Self-Vocabularizing Training for Neural Machine Translation
Pin-Jie Lin, Ernie Chang, Yangyang Shi, Vikas Chandra
TL;DR
The paper investigates why standard BPE vocabularies may be suboptimal for neural machine translation by exposing a discrepancy between the original vocabulary $V_0$ and a self-induced vocabulary $V_1$ that emerges during self-training, with $|V_1|$ ~ 0.8 $|V_0|$ on IWSLT14 DE-EN. It introduces Iterative Self-Vocabularization, a loop where a model is trained on data segmented by the current vocabulary, generates pseudo-labels, derives a new vocabulary from those labels, and retrains with the updated vocabulary, until improvements plateau. The authors measure vocabulary shifts via entropy-based metrics, showing that corpus entropy decreases and vocabulary overlap shrinks as iterations proceed, while BLEU scores improve, sometimes by up to 1.3 BLEU after one iteration and more with subsequent iterations.

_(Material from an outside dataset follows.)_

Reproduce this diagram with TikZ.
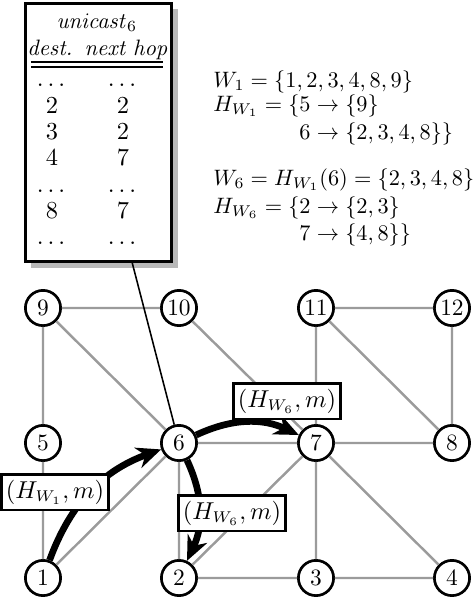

They also demonstrate that deeper encoder architectures tend to reduce vocabulary overlap and increase token uniqueness, achieving 6–8% vocabulary compression, indicating practical gains in efficiency and translation quality. Overall, the work suggests rethinking vocabulary induction during training and presents a principled, entropy-aware self-training approach that yields more compact, effective vocabularies for NMT.
Abstract
Past vocabulary learning techniques identify relevant vocabulary before training, relying on statistical and entropy-based assumptions that largely neglect the role of model training. Empirically, we observe that trained translation models are induced to use a byte-pair encoding (BPE) vocabulary subset distinct from the original BPE vocabulary, leading to performance improvements when retrained with the induced vocabulary. In this paper, we analyze this discrepancy in neural machine translation by examining vocabulary and entropy shifts during self-training--where each iteration generates a labeled dataset by pairing source sentences with the model's predictions to define a new vocabulary. Building on these insights, we propose self-vocabularizing training, an iterative method that self-selects a smaller, more optimal vocabulary, yielding up to a 1.49 BLEU improvement. Moreover, we find that deeper model architectures lead to both an increase in unique token usage and a 6-8% reduction in vocabulary size.